··· Dataset records ···

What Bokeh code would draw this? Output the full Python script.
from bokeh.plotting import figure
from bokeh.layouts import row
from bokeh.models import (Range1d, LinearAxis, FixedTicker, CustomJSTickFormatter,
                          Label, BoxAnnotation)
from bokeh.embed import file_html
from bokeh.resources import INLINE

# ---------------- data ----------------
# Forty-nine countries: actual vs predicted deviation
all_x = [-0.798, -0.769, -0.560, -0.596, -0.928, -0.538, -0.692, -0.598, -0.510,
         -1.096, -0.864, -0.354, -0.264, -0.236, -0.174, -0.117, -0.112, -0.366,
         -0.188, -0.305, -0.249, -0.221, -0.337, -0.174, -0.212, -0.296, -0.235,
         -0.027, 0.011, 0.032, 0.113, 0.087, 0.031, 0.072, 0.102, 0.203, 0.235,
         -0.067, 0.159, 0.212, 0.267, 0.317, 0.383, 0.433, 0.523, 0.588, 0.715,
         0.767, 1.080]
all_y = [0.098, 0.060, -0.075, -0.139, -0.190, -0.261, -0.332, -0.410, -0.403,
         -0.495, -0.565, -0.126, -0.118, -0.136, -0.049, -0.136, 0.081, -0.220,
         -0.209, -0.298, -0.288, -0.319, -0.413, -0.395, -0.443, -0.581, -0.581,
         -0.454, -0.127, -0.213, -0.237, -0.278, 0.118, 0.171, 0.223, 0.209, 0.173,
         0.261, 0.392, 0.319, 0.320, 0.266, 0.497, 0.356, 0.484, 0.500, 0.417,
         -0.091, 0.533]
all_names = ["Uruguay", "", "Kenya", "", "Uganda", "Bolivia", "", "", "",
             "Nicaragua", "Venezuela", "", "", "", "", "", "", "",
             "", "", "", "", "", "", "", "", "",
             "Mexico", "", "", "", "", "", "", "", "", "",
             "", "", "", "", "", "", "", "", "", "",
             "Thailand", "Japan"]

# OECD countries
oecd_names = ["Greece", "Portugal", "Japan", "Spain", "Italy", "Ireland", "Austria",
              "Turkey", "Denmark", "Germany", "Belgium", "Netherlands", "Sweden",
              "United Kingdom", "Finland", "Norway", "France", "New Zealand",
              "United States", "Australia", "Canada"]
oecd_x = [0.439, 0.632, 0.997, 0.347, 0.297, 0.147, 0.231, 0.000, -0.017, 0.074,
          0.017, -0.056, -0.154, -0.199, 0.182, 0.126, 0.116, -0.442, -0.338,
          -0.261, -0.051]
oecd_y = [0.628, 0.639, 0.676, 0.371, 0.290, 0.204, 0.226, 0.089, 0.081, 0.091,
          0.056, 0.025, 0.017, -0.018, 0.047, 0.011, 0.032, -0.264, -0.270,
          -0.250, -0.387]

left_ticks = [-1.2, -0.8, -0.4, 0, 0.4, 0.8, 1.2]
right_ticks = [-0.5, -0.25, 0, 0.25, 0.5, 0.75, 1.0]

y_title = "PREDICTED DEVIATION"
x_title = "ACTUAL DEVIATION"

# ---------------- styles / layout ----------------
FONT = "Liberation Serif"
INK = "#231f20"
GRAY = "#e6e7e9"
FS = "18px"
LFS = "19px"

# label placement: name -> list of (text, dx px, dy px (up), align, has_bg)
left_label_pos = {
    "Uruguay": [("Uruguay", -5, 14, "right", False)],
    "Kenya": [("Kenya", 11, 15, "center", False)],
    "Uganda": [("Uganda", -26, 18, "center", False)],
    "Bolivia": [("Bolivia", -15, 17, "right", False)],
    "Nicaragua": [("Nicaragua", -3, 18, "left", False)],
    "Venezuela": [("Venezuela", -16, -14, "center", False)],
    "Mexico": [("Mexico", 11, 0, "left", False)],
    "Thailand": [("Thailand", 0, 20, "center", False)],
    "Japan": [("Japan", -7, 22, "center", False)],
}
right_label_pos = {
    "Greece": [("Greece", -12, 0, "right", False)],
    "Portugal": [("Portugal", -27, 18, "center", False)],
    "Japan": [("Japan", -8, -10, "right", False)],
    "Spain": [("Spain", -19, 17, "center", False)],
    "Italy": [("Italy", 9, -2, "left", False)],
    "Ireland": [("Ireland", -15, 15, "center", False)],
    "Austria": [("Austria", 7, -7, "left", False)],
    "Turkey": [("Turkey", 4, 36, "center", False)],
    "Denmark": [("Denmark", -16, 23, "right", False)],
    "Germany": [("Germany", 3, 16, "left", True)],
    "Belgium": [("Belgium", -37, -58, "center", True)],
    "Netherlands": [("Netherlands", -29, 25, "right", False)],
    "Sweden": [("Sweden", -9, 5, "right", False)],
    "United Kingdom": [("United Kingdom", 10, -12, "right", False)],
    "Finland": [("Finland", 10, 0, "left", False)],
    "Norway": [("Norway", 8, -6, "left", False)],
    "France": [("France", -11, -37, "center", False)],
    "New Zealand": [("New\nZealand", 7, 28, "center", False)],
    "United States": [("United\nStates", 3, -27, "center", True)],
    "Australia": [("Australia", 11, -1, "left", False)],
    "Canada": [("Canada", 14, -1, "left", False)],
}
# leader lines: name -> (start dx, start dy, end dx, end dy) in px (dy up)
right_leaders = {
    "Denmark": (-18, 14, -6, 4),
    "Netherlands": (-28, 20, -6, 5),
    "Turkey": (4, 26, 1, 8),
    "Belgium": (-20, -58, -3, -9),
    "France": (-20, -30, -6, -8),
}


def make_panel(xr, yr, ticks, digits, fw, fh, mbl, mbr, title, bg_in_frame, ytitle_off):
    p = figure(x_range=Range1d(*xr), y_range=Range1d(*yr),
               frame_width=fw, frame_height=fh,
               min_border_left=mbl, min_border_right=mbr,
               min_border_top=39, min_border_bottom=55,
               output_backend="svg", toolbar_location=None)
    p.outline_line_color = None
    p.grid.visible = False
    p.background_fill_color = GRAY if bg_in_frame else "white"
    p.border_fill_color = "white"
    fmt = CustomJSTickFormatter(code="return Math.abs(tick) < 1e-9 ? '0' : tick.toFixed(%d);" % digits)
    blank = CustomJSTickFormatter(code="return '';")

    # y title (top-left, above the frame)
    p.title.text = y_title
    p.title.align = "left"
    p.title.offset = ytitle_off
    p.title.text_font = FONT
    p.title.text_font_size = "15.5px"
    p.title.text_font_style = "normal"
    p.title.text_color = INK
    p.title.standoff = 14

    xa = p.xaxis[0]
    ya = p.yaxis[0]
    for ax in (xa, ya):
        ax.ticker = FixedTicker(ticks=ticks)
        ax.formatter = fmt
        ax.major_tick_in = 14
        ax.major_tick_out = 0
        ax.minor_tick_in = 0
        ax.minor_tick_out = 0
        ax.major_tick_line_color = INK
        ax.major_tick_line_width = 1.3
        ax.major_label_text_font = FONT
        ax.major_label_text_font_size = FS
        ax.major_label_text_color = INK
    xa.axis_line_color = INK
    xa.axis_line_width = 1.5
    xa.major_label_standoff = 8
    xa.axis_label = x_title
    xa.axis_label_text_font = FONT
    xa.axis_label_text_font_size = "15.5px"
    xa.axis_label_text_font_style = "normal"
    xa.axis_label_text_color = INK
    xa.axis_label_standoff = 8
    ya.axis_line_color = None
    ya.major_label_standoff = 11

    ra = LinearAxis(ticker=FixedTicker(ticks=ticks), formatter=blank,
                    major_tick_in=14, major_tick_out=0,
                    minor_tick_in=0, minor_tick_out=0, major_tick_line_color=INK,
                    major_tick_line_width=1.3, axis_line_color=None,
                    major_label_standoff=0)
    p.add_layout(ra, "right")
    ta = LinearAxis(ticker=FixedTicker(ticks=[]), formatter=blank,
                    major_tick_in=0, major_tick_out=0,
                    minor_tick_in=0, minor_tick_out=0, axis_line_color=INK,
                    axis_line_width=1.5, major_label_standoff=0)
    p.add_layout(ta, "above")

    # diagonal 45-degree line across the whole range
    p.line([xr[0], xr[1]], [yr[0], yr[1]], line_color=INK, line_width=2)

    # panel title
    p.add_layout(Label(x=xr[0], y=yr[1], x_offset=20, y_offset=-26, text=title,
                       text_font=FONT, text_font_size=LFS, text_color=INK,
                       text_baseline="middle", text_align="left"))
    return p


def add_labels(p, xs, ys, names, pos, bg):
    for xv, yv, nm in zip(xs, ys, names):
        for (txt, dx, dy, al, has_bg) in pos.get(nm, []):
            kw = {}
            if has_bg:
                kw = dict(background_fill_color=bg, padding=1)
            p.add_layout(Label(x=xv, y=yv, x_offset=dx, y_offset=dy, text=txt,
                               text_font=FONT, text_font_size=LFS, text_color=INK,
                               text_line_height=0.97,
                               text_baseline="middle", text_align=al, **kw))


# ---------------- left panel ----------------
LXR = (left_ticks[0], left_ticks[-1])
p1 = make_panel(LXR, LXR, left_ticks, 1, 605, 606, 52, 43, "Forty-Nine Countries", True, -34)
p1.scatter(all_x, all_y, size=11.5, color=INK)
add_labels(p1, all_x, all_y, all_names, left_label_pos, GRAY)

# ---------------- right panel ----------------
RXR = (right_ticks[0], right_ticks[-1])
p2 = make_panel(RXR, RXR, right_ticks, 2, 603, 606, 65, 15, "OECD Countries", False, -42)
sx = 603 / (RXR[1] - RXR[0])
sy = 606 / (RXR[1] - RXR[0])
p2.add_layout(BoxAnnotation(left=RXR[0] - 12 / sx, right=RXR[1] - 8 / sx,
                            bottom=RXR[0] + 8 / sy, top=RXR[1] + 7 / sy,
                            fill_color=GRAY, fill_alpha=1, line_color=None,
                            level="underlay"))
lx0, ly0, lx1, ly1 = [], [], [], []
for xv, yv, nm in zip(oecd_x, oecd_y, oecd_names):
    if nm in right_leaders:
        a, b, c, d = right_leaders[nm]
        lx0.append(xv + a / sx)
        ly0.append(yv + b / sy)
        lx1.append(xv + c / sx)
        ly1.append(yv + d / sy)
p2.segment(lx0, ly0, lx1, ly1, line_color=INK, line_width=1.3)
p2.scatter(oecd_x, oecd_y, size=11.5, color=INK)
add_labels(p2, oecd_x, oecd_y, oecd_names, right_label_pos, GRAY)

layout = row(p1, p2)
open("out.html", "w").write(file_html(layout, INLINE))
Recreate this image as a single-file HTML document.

···

Exercise aim ->
Every line from the first entry to the line containing "from bokeh.resources import INLINE" should be transcribed exactly, and nothing beyond it.

Response below ->
What Bokeh code would draw this? Output the full Python script.
from bokeh.plotting import figure
from bokeh.layouts import row
from bokeh.models import (Range1d, LinearAxis, FixedTicker, CustomJSTickFormatter,
                          Label, BoxAnnotation)
from bokeh.embed import file_html
from bokeh.resources import INLINE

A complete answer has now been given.